--- Begin ---

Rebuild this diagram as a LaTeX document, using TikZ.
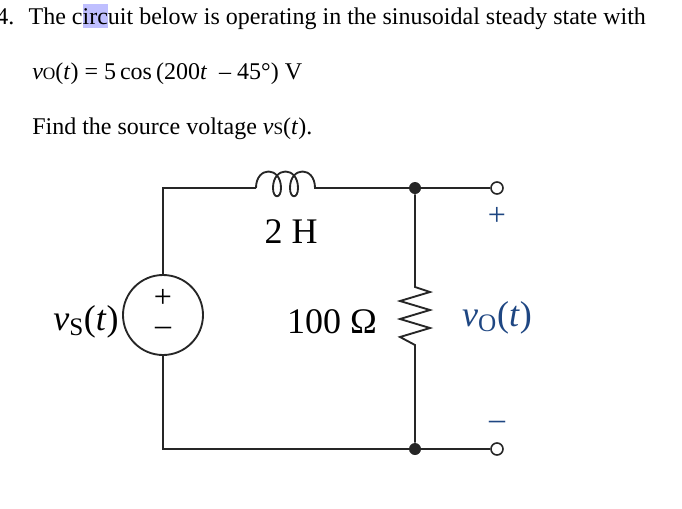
\documentclass[tikz,border=0pt]{standalone}
\usepackage{fontspec}
\setmainfont{Liberation Serif}
\usetikzlibrary{positioning}
\definecolor{lblue}{RGB}{30,70,130}
\begin{document}
\begin{tikzpicture}[x=0.75pt,y=-0.75pt,
  wire/.style={line width=1.4pt,black!85},
  txt/.style={anchor=base west,inner sep=0,font=\fontsize{18}{22}\selectfont},
  big/.style={font=\fontsize{27}{30}\selectfont,inner sep=0},
  dot/.style={circle,fill=black!85,inner sep=0,minimum size=9pt},
  term/.style={circle,draw=black!85,line width=1.2pt,fill=white,inner sep=0,minimum size=9pt}]
\useasboundingbox (0,0) rectangle (682,508);
\node[txt] (l1) at (-4,24) {4.\hspace{0.6em}The c\colorbox{blue!25}{\hspace{-3pt}irc\hspace{-3pt}}uit below is operating in the sinusoidal steady state with};
\node[txt] (l2) at (32,79) {\textit{v}{\fontsize{13}{13}\selectfont O}(\textit{t}) = 5\,cos\,(200\textit{t}\ \ – 45°) V};
\node[txt] (l3) at (32,134) {Find the source voltage \textit{v}{\fontsize{13}{13}\selectfont S}(\textit{t}).};
% nodes
\coordinate (tl) at (163,188);
\coordinate (bl) at (163,449);
\coordinate (li) at (256,188);
\coordinate (ri) at (325,188);
\node[dot] (nt) at (415,188) {};
\node[dot] (nb) at (415,449) {};
\node[term] (tt) at (497,188) {};
\node[term] (tb) at (497,449) {};
\node[circle,draw=black!85,line width=1.4pt,minimum size=60pt,inner sep=0] (src) at (163,315) {};
\coordinate (rt) at (415,287);
\coordinate (rb) at (415,345);
\draw[wire] (src.north) -- (tl) -- (li);
\draw[wire] (li) .. controls +(0,-22) and +(0,-22) .. (281,188)
  .. controls +(0,11) and +(0,11) .. (273,188) .. controls +(0,-22) and +(0,-22) .. (298,188)
  .. controls +(0,11) and +(0,11) .. (290,188) .. controls +(0,-22) and +(0,-22) .. (315,188)
  -- (ri);
\draw[wire] (ri) -- (nt) -- (tt);
\draw[wire] (nt) -- (rt) -- ++(15,5) -- ++(-30,9) -- ++(30,9) -- ++(-30,9) -- ++(30,9) -- ++(-30,9) -- (rb) -- (nb);
\draw[wire] (src.south) -- (bl) -- (nb) -- (tb);
\node[font=\fontsize{24}{24}\selectfont] at (163,298) {+};
\node[font=\fontsize{24}{24}\selectfont] at (163,331) {–};
\node[big] (L) at (291,232) {2 H};
\node[big] (R) at (332,322) {100 Ω};
\node[big] (vs) at (86,322) {\textit{v}\textsubscript{S}(\textit{t})};
\node[big,text=lblue] (vo) at (497,318) {\textit{v}\textsubscript{O}(\textit{t})};
\node[text=lblue,font=\fontsize{24}{24}\selectfont] at (497,216) {+};
\node[text=lblue,font=\fontsize{24}{24}\selectfont] at (497,425) {–};
\end{tikzpicture}
\end{document}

--- End ---

> **What you are asked to do**:
All of the lines above should be retyped precisely, apart from the pictures.

> **Exercise solution**:
Rebuild this diagram as a LaTeX document, using TikZ.
\documentclass[tikz,border=0pt]{standalone}
\usepackage{fontspec}
\setmainfont{Liberation Serif}
\usetikzlibrary{positioning}
\definecolor{lblue}{RGB}{30,70,130}
\begin{document}
\begin{tikzpicture}[x=0.75pt,y=-0.75pt,
  wire/.style={line width=1.4pt,black!85},
  txt/.style={anchor=base west,inner sep=0,font=\fontsize{18}{22}\selectfont},
  big/.style={font=\fontsize{27}{30}\selectfont,inner sep=0},
  dot/.style={circle,fill=black!85,inner sep=0,minimum size=9pt},
  term/.style={circle,draw=black!85,line width=1.2pt,fill=white,inner sep=0,minimum size=9pt}]
\useasboundingbox (0,0) rectangle (682,508);
\node[txt] (l1) at (-4,24) {4.\hspace{0.6em}The c\colorbox{blue!25}{\hspace{-3pt}irc\hspace{-3pt}}uit below is operating in the sinusoidal steady state with};
\node[txt] (l2) at (32,79) {\textit{v}{\fontsize{13}{13}\selectfont O}(\textit{t}) = 5\,cos\,(200\textit{t}\ \ – 45°) V};
\node[txt] (l3) at (32,134) {Find the source voltage \textit{v}{\fontsize{13}{13}\selectfont S}(\textit{t}).};
% nodes
\coordinate (tl) at (163,188);
\coordinate (bl) at (163,449);
\coordinate (li) at (256,188);
\coordinate (ri) at (325,188);
\node[dot] (nt) at (415,188) {};
\node[dot] (nb) at (415,449) {};
\node[term] (tt) at (497,188) {};
\node[term] (tb) at (497,449) {};
\node[circle,draw=black!85,line width=1.4pt,minimum size=60pt,inner sep=0] (src) at (163,315) {};
\coordinate (rt) at (415,287);
\coordinate (rb) at (415,345);
\draw[wire] (src.north) -- (tl) -- (li);
\draw[wire] (li) .. controls +(0,-22) and +(0,-22) .. (281,188)
  .. controls +(0,11) and +(0,11) .. (273,188) .. controls +(0,-22) and +(0,-22) .. (298,188)
  .. controls +(0,11) and +(0,11) .. (290,188) .. controls +(0,-22) and +(0,-22) .. (315,188)
  -- (ri);
\draw[wire] (ri) -- (nt) -- (tt);
\draw[wire] (nt) -- (rt) -- ++(15,5) -- ++(-30,9) -- ++(30,9) -- ++(-30,9) -- ++(30,9) -- ++(-30,9) -- (rb) -- (nb);
\draw[wire] (src.south) -- (bl) -- (nb) -- (tb);
\node[font=\fontsize{24}{24}\selectfont] at (163,298) {+};
\node[font=\fontsize{24}{24}\selectfont] at (163,331) {–};
\node[big] (L) at (291,232) {2 H};
\node[big] (R) at (332,322) {100 Ω};
\node[big] (vs) at (86,322) {\textit{v}\textsubscript{S}(\textit{t})};
\node[big,text=lblue] (vo) at (497,318) {\textit{v}\textsubscript{O}(\textit{t})};
\node[text=lblue,font=\fontsize{24}{24}\selectfont] at (497,216) {+};
\node[text=lblue,font=\fontsize{24}{24}\selectfont] at (497,425) {–};
\end{tikzpicture}
\end{document}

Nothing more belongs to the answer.